Omit pictures and quote the listing below line by line, from its start through the line that holds "v = -np.interp(t, env_t, env_v)".
+++
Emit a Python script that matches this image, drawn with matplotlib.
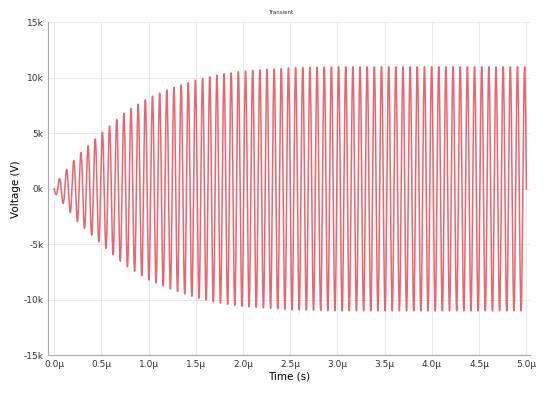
import numpy as np
import matplotlib
matplotlib.use("Agg")
import matplotlib.pyplot as plt

# envelope (time in µs, amplitude in V)
env_t = [0.0, 0.25, 0.5, 0.75, 1.0, 1.25, 1.5, 1.75, 2.0, 2.5, 3.0, 4.0, 5.0]
env_v = [300, 3000, 5000, 6900, 8200, 9100, 9800, 10300, 10600, 10900, 11000, 11000, 11000]
freq_mhz = 13.2
xticks = [0, 0.5, 1.0, 1.5, 2.0, 2.5, 3.0, 3.5, 4.0, 4.5, 5.0]
xlabels = ["0.0µ", "0.5µ", "1.0µ", "1.5µ", "2.0µ", "2.5µ", "3.0µ", "3.5µ", "4.0µ", "4.5µ", "5.0µ"]
yticks = [-15000, -10000, -5000, 0, 5000, 10000, 15000]
ylabels = ["-15k", "-10k", "-5k", "0k", "5k", "10k", "15k"]

t = np.linspace(0, 5.0, 20000)
v = -np.interp(t, env_t, env_v) * np.sin(2 * np.pi * freq_mhz * t)

fig = plt.figure(figsize=(5.5, 4), dpi=100)
ax = fig.add_axes([0.088, 0.112, 0.876, 0.832])
ax.plot(t, v, color="#e84a55", lw=1.1, alpha=0.85)
ax.set_xlim(-0.06, 5.04)
ax.set_ylim(-15000, 15000)
ax.set_xticks(xticks, xlabels)
ax.set_yticks(yticks, ylabels)
ax.tick_params(labelsize=6.5, length=0, colors="#333333")
ax.grid(True, color="#e6e6e6", lw=0.6)
for s in ["top", "right"]:
    ax.spines[s].set_visible(False)
for s in ["left", "bottom"]:
    ax.spines[s].set_color("#aaaaaa")
ax.set_xlabel("Time (s)", fontsize=7.5, labelpad=2)
ax.set_ylabel("Voltage (V)", fontsize=7.5, labelpad=2)
fig.text(0.51, 0.965, "Transient", fontsize=4, ha="center", color="#333333")
fig.savefig("out.png", dpi=100)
+++
[Output for this exercise]
Emit a Python script that matches this image, drawn with matplotlib.
import numpy as np
import matplotlib
matplotlib.use("Agg")
import matplotlib.pyplot as plt

# envelope (time in µs, amplitude in V)
env_t = [0.0, 0.25, 0.5, 0.75, 1.0, 1.25, 1.5, 1.75, 2.0, 2.5, 3.0, 4.0, 5.0]
env_v = [300, 3000, 5000, 6900, 8200, 9100, 9800, 10300, 10600, 10900, 11000, 11000, 11000]
freq_mhz = 13.2
xticks = [0, 0.5, 1.0, 1.5, 2.0, 2.5, 3.0, 3.5, 4.0, 4.5, 5.0]
xlabels = ["0.0µ", "0.5µ", "1.0µ", "1.5µ", "2.0µ", "2.5µ", "3.0µ", "3.5µ", "4.0µ", "4.5µ", "5.0µ"]
yticks = [-15000, -10000, -5000, 0, 5000, 10000, 15000]
ylabels = ["-15k", "-10k", "-5k", "0k", "5k", "10k", "15k"]

t = np.linspace(0, 5.0, 20000)
v = -np.interp(t, env_t, env_v) * np.sin(2 * np.pi * freq_mhz * t)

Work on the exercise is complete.